Scientists in the US have managed to create early-stage human embryos from DNA contained in skin cells, a feat being described as one of the most striking developments in reproductive science for decades. According to BBC News, the team at Oregon Health & Science University reprogrammed skin cells into eggs, fertilised them with sperm, and successfully grew some into blastocysts, or embryos that reach the six-day stage of development.
The method combines nuclear transfer, a technique long associated with cloning, with innovative reprogramming designed to mimic how a natural egg discards half its chromosomes. Normally, skin cells carry a full set of 46 chromosomes. The scientists replaced the nucleus of a donor egg with the nucleus from a skin cell, then induced a kind of “artificial meiosis” that stripped the count back down to 23. The reprogrammed eggs were then fertilised using standard IVF, and while most failed due to chromosomal abnormalities, a small percentage developed normally for nearly a week.
A breakthrough in fertility science
For decades, researchers have sought ways to make reproductive cells from ordinary tissue. Early experiments in mice demonstrated that stem cells could be coaxed into gametes, but applying this to humans has been far more complex. In their report on the findings, The Guardian noted that this is the first time scientists have produced human embryos using genetic material that originated from skin, a milestone that could transform how infertility is treated in the future.
The potential applications are vast. Women who can no longer produce viable eggs because of age or medical treatment could, in theory, use cells from their own skin to conceive. Same-sex male couples, who currently have no biological route to parenthood together, could one day generate eggs from one partner’s tissue to be fertilised by the other’s sperm. Fertility preservation might also become simpler if reproductive potential is no longer tied to harvesting and freezing eggs at a young age.

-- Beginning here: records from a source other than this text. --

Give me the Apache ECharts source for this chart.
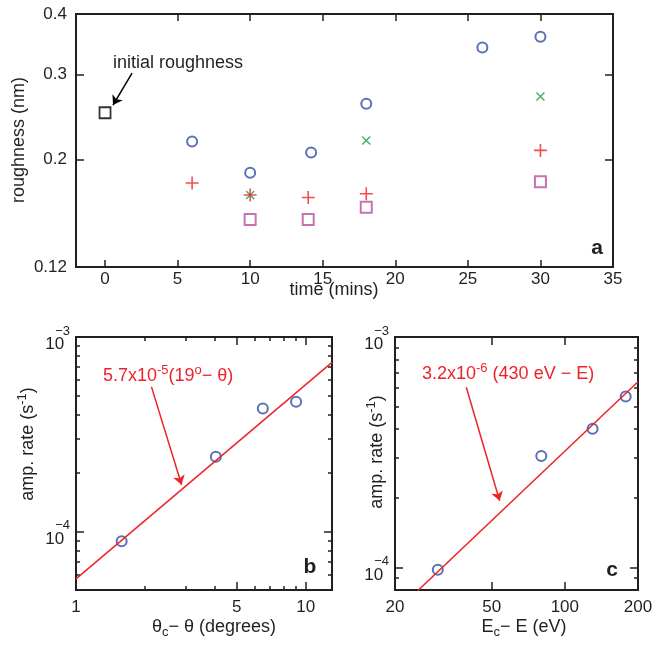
<!DOCTYPE html>
<html><head><meta charset="utf-8">
<script src="https://cdn.jsdelivr.net/npm/echarts@6/dist/echarts.min.js"></script>
<style>html,body{margin:0;padding:0;background:#fff}#c{width:665px;height:646px}</style>
</head><body><div id="c"></div>
<script>
// ---------- Panel a : roughness vs time ----------
const aTimeRange = [-2, 35];
const aTimeTicks = [0, 5, 10, 15, 20, 25, 30, 35];
const aRoughRange = [0.12, 0.4];
const aRoughTicks = [0.12, 0.2, 0.3, 0.4];
const aInitial = [[0, 0.25]];
const aCircles = [[6, 0.218], [10, 0.188], [14.2, 0.207], [18, 0.261], [26, 0.341], [30, 0.359]];
const aCrosses = [[10, 0.169], [18, 0.219], [30, 0.27]];
const aPluses = [[6, 0.179], [10, 0.169], [14, 0.167], [18, 0.17], [30, 0.209]];
const aSquares = [[10, 0.1505], [14, 0.1505], [18, 0.1594], [30, 0.18]];
const aArrow = [[1.86, 0.302], [0.55, 0.2594]];

// ---------- Panel b : amp. rate vs theta_c - theta ----------
const bXRange = [1, 13];
const bXMajor = [1, 5, 10];
const bXMinor = [2, 3, 4, 6, 7, 8, 9];
const bYRange = [5e-5, 1e-3];
const bYMajor = [1e-4, 1e-3];
const bYMinor = [6e-5, 7e-5, 8e-5, 9e-5, 2e-4, 3e-4, 4e-4, 5e-4, 6e-4, 7e-4, 8e-4, 9e-4];
const bPoints = [[1.58, 8.9e-5], [4.06, 2.42e-4], [6.5, 4.29e-4], [9.07, 4.64e-4]];
const bFit = [[1, 5.7e-5], [13, 7.4e-4]];
const bArrow = [[2.13, 5.54e-4], [2.88, 1.74e-4]];

// ---------- Panel c : amp. rate vs Ec - E ----------
const cXRange = [20, 200];
const cXMajor = [20, 50, 100, 200];
const cYRange = [8e-5, 1e-3];
const cYMajor = [1e-4, 1e-3];
const cYMinor = [9e-5, 2e-4, 3e-4, 4e-4, 5e-4, 6e-4, 7e-4, 8e-4, 9e-4];
const cPoints = [[30, 9.8e-5], [80, 3.05e-4], [130, 4.0e-4], [178, 5.52e-4]];
const cFit = [[24.8, 7.94e-5], [200, 6.4e-4]];
const cArrow = [[39.3, 6.06e-4], [53.9, 1.95e-4]];

const FONT = '"Liberation Sans", Arial, Helvetica, sans-serif';
const AX = '#231f20';
const TXT = '#231f20';
const BLUE = '#2f4ea5';
const RED = '#ee2229';
const GREEN = '#1f9a46';
const MAG = '#b9509f';

const xAxis = [], yAxis = [];
function mk(type, grid, pos, range, ticks, len, label) {
  const o = {
    type: type, gridIndex: grid, position: pos, min: range[0], max: range[1],
    axisLine: {show: false, onZero: false},
    splitLine: {show: false},
    axisTick: {show: true, inside: true, length: len, customValues: ticks, lineStyle: {color: AX, width: 1.5}},
    axisLabel: {show: false}
  };
  if (type === 'log') o.logBase = 10;
  if (label) o.axisLabel = Object.assign({show: true, customValues: ticks, color: TXT, fontSize: 17, fontFamily: FONT}, label);
  return o;
}
function addX() { xAxis.push(mk.apply(null, arguments)); return xAxis.length - 1; }
function addY() { yAxis.push(mk.apply(null, arguments)); return yAxis.length - 1; }

const powRich = {
  b: {fontSize: 17, fontFamily: FONT, color: TXT, padding: [15, 0, 0, 0]},
  s: {fontSize: 13, fontFamily: FONT, color: TXT, padding: [0, 0, 12, -9]}
};
const powFmt = v => '{b|10}{s|\u2212' + Math.round(-Math.log10(v)) + '}';

// panel a axes
const aX = addX('value', 0, 'bottom', aTimeRange, aTimeTicks, 7, {margin: 4, formatter: v => String(v)});
addX('value', 0, 'top', aTimeRange, aTimeTicks.slice(1, -1), 7, null);
const aY = addY('log', 0, 'left', aRoughRange, aRoughTicks, 8, {margin: 9, formatter: v => String(+(+v).toPrecision(3))});
addY('log', 0, 'right', aRoughRange, aRoughTicks.slice(1, -1), 8, null);

// panel b axes
const bX = addX('log', 1, 'bottom', bXRange, bXMajor, 8, {margin: 9, formatter: v => String(Math.round(v))});
addX('log', 1, 'bottom', bXRange, bXMinor, 4, null);
addX('log', 1, 'top', bXRange, bXMajor, 8, null);
addX('log', 1, 'top', bXRange, bXMinor, 4, null);
const bY = addY('log', 1, 'left', bYRange, bYMajor, 8, {margin: 6, formatter: powFmt, rich: powRich});
addY('log', 1, 'left', bYRange, bYMinor, 4, null);
addY('log', 1, 'right', bYRange, bYMajor, 8, null);
addY('log', 1, 'right', bYRange, bYMinor, 4, null);

// panel c axes
const cX = addX('log', 2, 'bottom', cXRange, cXMajor, 8, {margin: 9, formatter: v => String(Math.round(v))});
addX('log', 2, 'top', cXRange, cXMajor, 8, null);
const cY = addY('log', 2, 'left', cYRange, cYMajor, 8, {margin: 6, formatter: powFmt, rich: powRich});
addY('log', 2, 'left', cYRange, cYMinor, 4, null);
addY('log', 2, 'right', cYRange, cYMajor, 8, null);
addY('log', 2, 'right', cYRange, cYMinor, 4, null);

function grid(l, t, w, h) {
  return {left: l, top: t, width: w, height: h, show: true, borderColor: AX, borderWidth: 2,
          backgroundColor: 'transparent', containLabel: false, outerBoundsMode: 'none'};
}
function arrow(pts, color) {
  return {
    silent: true, animation: false, symbol: ['none', 'arrow'], symbolSize: 9,
    label: {show: false},
    itemStyle: {color: color},
    lineStyle: {color: color, width: 1.5, type: 'solid'},
    emphasis: {disabled: true},
    data: [[{coord: pts[0]}, {coord: pts[1]}]]
  };
}
const CROSS = 'path://M0,0L10,10M10,0L0,10';
const PLUS = 'path://M5,0L5,10M0,5L10,5';

const series = [
  {type: 'scatter', xAxisIndex: aX, yAxisIndex: aY, data: aInitial, symbol: 'rect', symbolSize: 11,
   itemStyle: {color: 'transparent', borderColor: '#000', borderWidth: 1.8}, markLine: arrow(aArrow, '#000')},
  {type: 'scatter', xAxisIndex: aX, yAxisIndex: aY, data: aCircles, symbol: 'emptyCircle', symbolSize: 10,
   itemStyle: {color: BLUE, borderWidth: 1.5}},
  {type: 'scatter', xAxisIndex: aX, yAxisIndex: aY, data: aCrosses, symbol: CROSS, symbolSize: 8,
   itemStyle: {color: 'transparent', borderColor: GREEN, borderWidth: 1.5}},
  {type: 'scatter', xAxisIndex: aX, yAxisIndex: aY, data: aPluses, symbol: PLUS, symbolSize: 13,
   itemStyle: {color: 'transparent', borderColor: RED, borderWidth: 1.6}},
  {type: 'scatter', xAxisIndex: aX, yAxisIndex: aY, data: aSquares, symbol: 'rect', symbolSize: 11,
   itemStyle: {color: 'transparent', borderColor: MAG, borderWidth: 2}},

  {type: 'line', xAxisIndex: bX, yAxisIndex: bY, data: bFit, showSymbol: false, symbol: 'none',
   itemStyle: {color: RED}, lineStyle: {color: RED, width: 1.5}, markLine: arrow(bArrow, RED)},
  {type: 'scatter', xAxisIndex: bX, yAxisIndex: bY, data: bPoints, symbol: 'emptyCircle', symbolSize: 10,
   itemStyle: {color: BLUE, borderWidth: 1.5}},

  {type: 'line', xAxisIndex: cX, yAxisIndex: cY, data: cFit, showSymbol: false, symbol: 'none',
   itemStyle: {color: RED}, lineStyle: {color: RED, width: 1.5}, markLine: arrow(cArrow, RED)},
  {type: 'scatter', xAxisIndex: cX, yAxisIndex: cY, data: cPoints, symbol: 'emptyCircle', symbolSize: 10,
   itemStyle: {color: BLUE, borderWidth: 1.5}}
];

function txt(text, x, y, opts) {
  return Object.assign({
    type: 'text', x: x, y: y, silent: true,
    style: Object.assign({text: text, fill: TXT, fontSize: 18, fontFamily: FONT, align: 'center', verticalAlign: 'middle'}, opts && opts.style)
  }, opts && opts.el);
}
const supR = (c) => ({s: {fontSize: 13, fontFamily: FONT, fill: c, padding: [0, 0, 12, 0]}});
const subR = {c: {fontSize: 13, fontFamily: FONT, fill: TXT, padding: [11, 0, 0, 0]}};

const graphic = [
  txt('roughness (nm)', 19, 140, {el: {rotation: Math.PI / 2}}),
  txt('time (mins)', 334, 290),
  txt('initial roughness', 113, 63, {style: {align: 'left'}}),
  txt('a', 597, 248, {style: {fontWeight: 'bold', fontSize: 21}}),
  txt('amp. rate (s{s|-1})', 28, 444, {el: {rotation: Math.PI / 2}, style: {rich: supR(TXT)}}),
  txt('\u03b8{c|c}\u2212 \u03b8 (degrees)', 214, 627, {style: {rich: subR}}),
  txt('5.7x10{s|-5}(19{s|o}\u2212 \u03b8)', 103, 376, {style: {align: 'left', fill: RED, rich: supR(RED)}}),
  txt('b', 310, 567, {style: {fontWeight: 'bold', fontSize: 21}}),
  txt('amp. rate (s{s|-1})', 377, 452, {el: {rotation: Math.PI / 2}, style: {rich: supR(TXT)}}),
  txt('E{c|c}\u2212 E (eV)', 524, 627, {style: {rich: subR}}),
  txt('3.2x10{s|-6} (430 eV \u2212 E)', 422, 374, {style: {align: 'left', fill: RED, rich: supR(RED)}}),
  txt('c', 612, 570, {style: {fontWeight: 'bold', fontSize: 21}})
];

const chart = echarts.init(document.getElementById('c'), null, {renderer: 'canvas'});
chart.setOption({
  animation: false,
  backgroundColor: '#fff',
  grid: [grid(76, 14, 537, 253), grid(76, 337, 256, 253), grid(395, 337, 243, 253)],
  xAxis: xAxis,
  yAxis: yAxis,
  series: series,
  graphic: graphic
});
</script>
</body></html>
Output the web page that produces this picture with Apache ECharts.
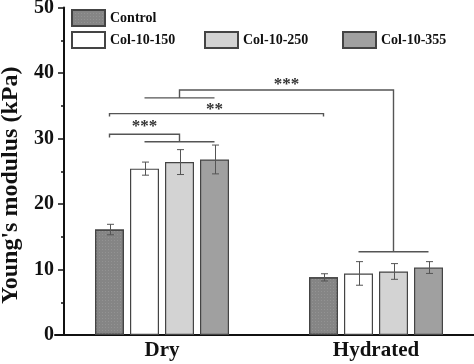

But as the researchers themselves cautioned, these scenarios are still far in the distance. Success rates remain very low, with only around 9% of the reprogrammed eggs reaching the blastocyst stage. Most carried chromosomal errors that would prevent further development.
Safety, ethics, and the shadow of misuse
Alongside the promise comes a long list of concerns. The chromosomal instability seen in most embryos is a major barrier, and the scientists stressed that the technique is not remotely ready for clinical use. Writing about the experiment, the Financial Times pointed out that any attempt to implant such embryos into a uterus would carry huge risks of miscarriage or developmental disorders.
Ethical issues also loom large. Because the DNA comes from skin cells, in theory it could be harvested without consent. Strict regulations already govern reproductive research, but critics warn that safeguards must keep pace with new technologies. There are also broader questions about whether this could pave the way for so-called “designer embryos,” with parents selecting traits through genetic editing once embryos can be generated in abundance.
The memory of past scandals in the field weighs heavily. The case of the Chinese scientist He Jiankui, who in 2018 edited the genomes of human embryos without approval and led to global condemnation, has become a touchstone for how not to proceed. Regulators are now wary of any rush toward clinical application without careful oversight.
Where the science goes from here
The team’s next steps involve refining the reprogramming process so that more embryos develop with the correct number of chromosomes, and testing in animal models to assess long-term safety. Other laboratories are pursuing related strategies, including in vitro gametogenesis, which aims to create both eggs and sperm from stem cells. AP News noted that while mouse models have shown the concept can work, translating those findings into humans remains fraught with complexity.
If the hurdles can be overcome, the implications are extraordinary. Infertility could be treated without invasive egg collection. Same-sex couples could share a genetic link to their children. And women might no longer face such sharp age limits on fertility if eggs could be created from their own tissue later in life. But all of this depends on years of careful research, ethical debate and international cooperation.
For now, the embryos created in Oregon will not be implanted. They will be studied under strict legal limits that forbid growth beyond 14 days. Even at this early stage, however, they provide scientists with a valuable window into how human development begins, and how errors emerge that cause miscarriage or disease. That knowledge alone could lead to better IVF outcomes and a deeper understanding of early pregnancy loss.
The experiment has shown what is possible: that DNA taken from an ordinary skin cell can, under the right conditions, be reset into something that looks and acts like an egg. Whether that becomes a tool to reshape human reproduction, or remains a scientific curiosity, will depend on what researchers, regulators, and society decide to do next.